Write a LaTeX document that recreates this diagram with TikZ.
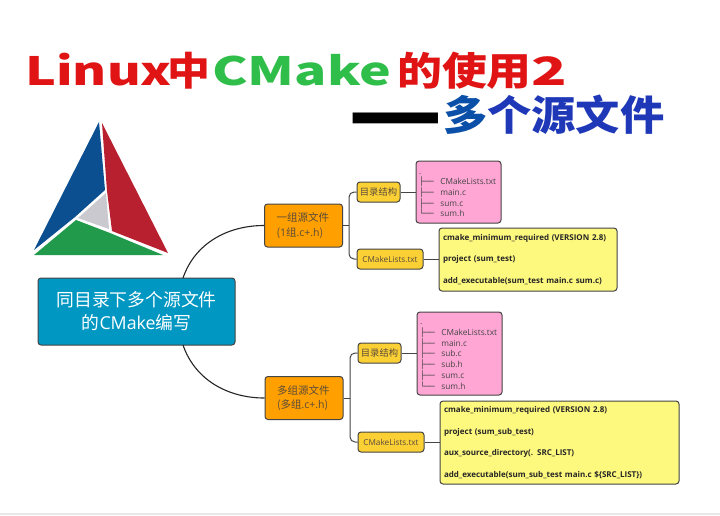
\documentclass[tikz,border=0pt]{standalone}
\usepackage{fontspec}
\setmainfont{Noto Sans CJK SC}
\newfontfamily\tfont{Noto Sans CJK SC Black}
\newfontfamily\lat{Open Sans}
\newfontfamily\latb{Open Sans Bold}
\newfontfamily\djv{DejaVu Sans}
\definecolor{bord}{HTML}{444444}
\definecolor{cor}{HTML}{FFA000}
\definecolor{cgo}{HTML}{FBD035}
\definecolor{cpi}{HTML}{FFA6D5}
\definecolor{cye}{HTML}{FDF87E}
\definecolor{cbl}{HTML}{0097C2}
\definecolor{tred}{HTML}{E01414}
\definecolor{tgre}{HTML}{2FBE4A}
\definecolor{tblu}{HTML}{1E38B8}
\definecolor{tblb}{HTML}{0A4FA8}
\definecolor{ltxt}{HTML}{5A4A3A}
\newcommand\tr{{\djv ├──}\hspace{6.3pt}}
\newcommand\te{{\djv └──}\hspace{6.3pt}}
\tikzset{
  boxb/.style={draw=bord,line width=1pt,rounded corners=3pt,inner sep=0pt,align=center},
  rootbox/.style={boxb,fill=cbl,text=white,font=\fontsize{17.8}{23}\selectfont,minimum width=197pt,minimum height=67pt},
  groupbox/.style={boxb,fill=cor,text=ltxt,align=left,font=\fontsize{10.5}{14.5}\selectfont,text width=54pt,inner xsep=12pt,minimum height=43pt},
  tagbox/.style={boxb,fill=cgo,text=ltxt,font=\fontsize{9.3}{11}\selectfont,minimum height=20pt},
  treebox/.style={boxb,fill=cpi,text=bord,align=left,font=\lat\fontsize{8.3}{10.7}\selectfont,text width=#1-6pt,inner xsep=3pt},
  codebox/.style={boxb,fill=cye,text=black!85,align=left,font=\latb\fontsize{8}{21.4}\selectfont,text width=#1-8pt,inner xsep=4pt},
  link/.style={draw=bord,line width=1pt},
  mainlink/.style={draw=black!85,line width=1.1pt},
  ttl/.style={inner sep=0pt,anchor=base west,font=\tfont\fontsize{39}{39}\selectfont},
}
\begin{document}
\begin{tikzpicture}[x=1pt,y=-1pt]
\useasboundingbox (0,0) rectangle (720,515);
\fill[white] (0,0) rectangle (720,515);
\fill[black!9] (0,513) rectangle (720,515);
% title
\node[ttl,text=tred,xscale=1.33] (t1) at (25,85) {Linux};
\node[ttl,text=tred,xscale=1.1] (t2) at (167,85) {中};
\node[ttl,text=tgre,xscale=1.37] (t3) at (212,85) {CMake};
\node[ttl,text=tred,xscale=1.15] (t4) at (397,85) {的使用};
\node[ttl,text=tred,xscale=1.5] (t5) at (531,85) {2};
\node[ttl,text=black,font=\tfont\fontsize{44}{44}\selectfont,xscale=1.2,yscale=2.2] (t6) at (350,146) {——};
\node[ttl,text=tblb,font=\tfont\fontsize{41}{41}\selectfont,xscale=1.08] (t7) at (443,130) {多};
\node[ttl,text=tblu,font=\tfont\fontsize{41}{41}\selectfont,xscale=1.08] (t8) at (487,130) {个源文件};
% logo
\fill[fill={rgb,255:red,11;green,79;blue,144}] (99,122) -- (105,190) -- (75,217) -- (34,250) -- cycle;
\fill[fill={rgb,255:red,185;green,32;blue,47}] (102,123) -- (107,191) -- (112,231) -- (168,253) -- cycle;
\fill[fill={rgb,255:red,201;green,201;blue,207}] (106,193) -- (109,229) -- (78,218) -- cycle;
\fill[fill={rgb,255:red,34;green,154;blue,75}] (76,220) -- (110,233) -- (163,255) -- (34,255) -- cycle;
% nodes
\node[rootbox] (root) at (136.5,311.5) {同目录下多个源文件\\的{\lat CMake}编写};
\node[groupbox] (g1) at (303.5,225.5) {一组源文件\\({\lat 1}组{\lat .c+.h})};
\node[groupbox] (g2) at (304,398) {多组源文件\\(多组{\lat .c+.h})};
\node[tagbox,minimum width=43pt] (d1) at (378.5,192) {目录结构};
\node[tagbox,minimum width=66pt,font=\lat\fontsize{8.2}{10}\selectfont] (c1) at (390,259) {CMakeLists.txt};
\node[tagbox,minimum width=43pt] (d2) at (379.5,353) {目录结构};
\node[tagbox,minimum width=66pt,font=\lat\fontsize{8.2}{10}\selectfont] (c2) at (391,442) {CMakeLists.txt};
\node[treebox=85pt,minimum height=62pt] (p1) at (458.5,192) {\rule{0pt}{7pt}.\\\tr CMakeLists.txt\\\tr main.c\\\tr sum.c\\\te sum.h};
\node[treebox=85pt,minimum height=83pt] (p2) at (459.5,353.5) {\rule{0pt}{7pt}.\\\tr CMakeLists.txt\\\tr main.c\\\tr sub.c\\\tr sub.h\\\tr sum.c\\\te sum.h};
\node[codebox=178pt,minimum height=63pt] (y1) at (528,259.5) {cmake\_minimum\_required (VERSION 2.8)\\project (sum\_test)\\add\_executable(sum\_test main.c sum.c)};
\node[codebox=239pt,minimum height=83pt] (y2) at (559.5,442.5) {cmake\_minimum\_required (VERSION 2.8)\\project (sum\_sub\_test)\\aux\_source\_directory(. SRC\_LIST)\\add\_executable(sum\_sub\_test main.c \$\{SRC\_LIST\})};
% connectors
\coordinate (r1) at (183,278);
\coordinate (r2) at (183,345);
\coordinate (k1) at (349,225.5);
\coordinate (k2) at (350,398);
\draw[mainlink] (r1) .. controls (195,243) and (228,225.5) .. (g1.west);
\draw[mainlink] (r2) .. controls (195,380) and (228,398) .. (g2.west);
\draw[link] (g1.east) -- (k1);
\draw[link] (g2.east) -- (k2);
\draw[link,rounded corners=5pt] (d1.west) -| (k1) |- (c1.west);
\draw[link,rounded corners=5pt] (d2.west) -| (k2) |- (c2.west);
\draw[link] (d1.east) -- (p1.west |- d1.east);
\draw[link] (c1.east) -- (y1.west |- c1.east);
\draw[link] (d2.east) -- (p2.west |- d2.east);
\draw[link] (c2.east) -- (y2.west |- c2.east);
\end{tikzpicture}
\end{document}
__________________________________________________
▶ **WHAT IS NEEDED**
Print out the material word for word, omitting the pictures.

▶ **THE ANSWER**
Write a LaTeX document that recreates this diagram with TikZ.
\documentclass[tikz,border=0pt]{standalone}
\usepackage{fontspec}
\setmainfont{Noto Sans CJK SC}
\newfontfamily\tfont{Noto Sans CJK SC Black}
\newfontfamily\lat{Open Sans}
\newfontfamily\latb{Open Sans Bold}
\newfontfamily\djv{DejaVu Sans}
\definecolor{bord}{HTML}{444444}
\definecolor{cor}{HTML}{FFA000}
\definecolor{cgo}{HTML}{FBD035}
\definecolor{cpi}{HTML}{FFA6D5}
\definecolor{cye}{HTML}{FDF87E}
\definecolor{cbl}{HTML}{0097C2}
\definecolor{tred}{HTML}{E01414}
\definecolor{tgre}{HTML}{2FBE4A}
\definecolor{tblu}{HTML}{1E38B8}
\definecolor{tblb}{HTML}{0A4FA8}
\definecolor{ltxt}{HTML}{5A4A3A}
\newcommand\tr{{\djv ├──}\hspace{6.3pt}}
\newcommand\te{{\djv └──}\hspace{6.3pt}}
\tikzset{
  boxb/.style={draw=bord,line width=1pt,rounded corners=3pt,inner sep=0pt,align=center},
  rootbox/.style={boxb,fill=cbl,text=white,font=\fontsize{17.8}{23}\selectfont,minimum width=197pt,minimum height=67pt},
  groupbox/.style={boxb,fill=cor,text=ltxt,align=left,font=\fontsize{10.5}{14.5}\selectfont,text width=54pt,inner xsep=12pt,minimum height=43pt},
  tagbox/.style={boxb,fill=cgo,text=ltxt,font=\fontsize{9.3}{11}\selectfont,minimum height=20pt},
  treebox/.style={boxb,fill=cpi,text=bord,align=left,font=\lat\fontsize{8.3}{10.7}\selectfont,text width=#1-6pt,inner xsep=3pt},
  codebox/.style={boxb,fill=cye,text=black!85,align=left,font=\latb\fontsize{8}{21.4}\selectfont,text width=#1-8pt,inner xsep=4pt},
  link/.style={draw=bord,line width=1pt},
  mainlink/.style={draw=black!85,line width=1.1pt},
  ttl/.style={inner sep=0pt,anchor=base west,font=\tfont\fontsize{39}{39}\selectfont},
}
\begin{document}
\begin{tikzpicture}[x=1pt,y=-1pt]
\useasboundingbox (0,0) rectangle (720,515);
\fill[white] (0,0) rectangle (720,515);
\fill[black!9] (0,513) rectangle (720,515);
% title
\node[ttl,text=tred,xscale=1.33] (t1) at (25,85) {Linux};
\node[ttl,text=tred,xscale=1.1] (t2) at (167,85) {中};
\node[ttl,text=tgre,xscale=1.37] (t3) at (212,85) {CMake};
\node[ttl,text=tred,xscale=1.15] (t4) at (397,85) {的使用};
\node[ttl,text=tred,xscale=1.5] (t5) at (531,85) {2};
\node[ttl,text=black,font=\tfont\fontsize{44}{44}\selectfont,xscale=1.2,yscale=2.2] (t6) at (350,146) {——};
\node[ttl,text=tblb,font=\tfont\fontsize{41}{41}\selectfont,xscale=1.08] (t7) at (443,130) {多};
\node[ttl,text=tblu,font=\tfont\fontsize{41}{41}\selectfont,xscale=1.08] (t8) at (487,130) {个源文件};
% logo
\fill[fill={rgb,255:red,11;green,79;blue,144}] (99,122) -- (105,190) -- (75,217) -- (34,250) -- cycle;
\fill[fill={rgb,255:red,185;green,32;blue,47}] (102,123) -- (107,191) -- (112,231) -- (168,253) -- cycle;
\fill[fill={rgb,255:red,201;green,201;blue,207}] (106,193) -- (109,229) -- (78,218) -- cycle;
\fill[fill={rgb,255:red,34;green,154;blue,75}] (76,220) -- (110,233) -- (163,255) -- (34,255) -- cycle;
% nodes
\node[rootbox] (root) at (136.5,311.5) {同目录下多个源文件\\的{\lat CMake}编写};
\node[groupbox] (g1) at (303.5,225.5) {一组源文件\\({\lat 1}组{\lat .c+.h})};
\node[groupbox] (g2) at (304,398) {多组源文件\\(多组{\lat .c+.h})};
\node[tagbox,minimum width=43pt] (d1) at (378.5,192) {目录结构};
\node[tagbox,minimum width=66pt,font=\lat\fontsize{8.2}{10}\selectfont] (c1) at (390,259) {CMakeLists.txt};
\node[tagbox,minimum width=43pt] (d2) at (379.5,353) {目录结构};
\node[tagbox,minimum width=66pt,font=\lat\fontsize{8.2}{10}\selectfont] (c2) at (391,442) {CMakeLists.txt};
\node[treebox=85pt,minimum height=62pt] (p1) at (458.5,192) {\rule{0pt}{7pt}.\\\tr CMakeLists.txt\\\tr main.c\\\tr sum.c\\\te sum.h};
\node[treebox=85pt,minimum height=83pt] (p2) at (459.5,353.5) {\rule{0pt}{7pt}.\\\tr CMakeLists.txt\\\tr main.c\\\tr sub.c\\\tr sub.h\\\tr sum.c\\\te sum.h};
\node[codebox=178pt,minimum height=63pt] (y1) at (528,259.5) {cmake\_minimum\_required (VERSION 2.8)\\project (sum\_test)\\add\_executable(sum\_test main.c sum.c)};
\node[codebox=239pt,minimum height=83pt] (y2) at (559.5,442.5) {cmake\_minimum\_required (VERSION 2.8)\\project (sum\_sub\_test)\\aux\_source\_directory(. SRC\_LIST)\\add\_executable(sum\_sub\_test main.c \$\{SRC\_LIST\})};
% connectors
\coordinate (r1) at (183,278);
\coordinate (r2) at (183,345);
\coordinate (k1) at (349,225.5);
\coordinate (k2) at (350,398);
\draw[mainlink] (r1) .. controls (195,243) and (228,225.5) .. (g1.west);
\draw[mainlink] (r2) .. controls (195,380) and (228,398) .. (g2.west);
\draw[link] (g1.east) -- (k1);
\draw[link] (g2.east) -- (k2);
\draw[link,rounded corners=5pt] (d1.west) -| (k1) |- (c1.west);
\draw[link,rounded corners=5pt] (d2.west) -| (k2) |- (c2.west);
\draw[link] (d1.east) -- (p1.west |- d1.east);
\draw[link] (c1.east) -- (y1.west |- c1.east);
\draw[link] (d2.east) -- (p2.west |- d2.east);
\draw[link] (c2.east) -- (y2.west |- c2.east);
\end{tikzpicture}
\end{document}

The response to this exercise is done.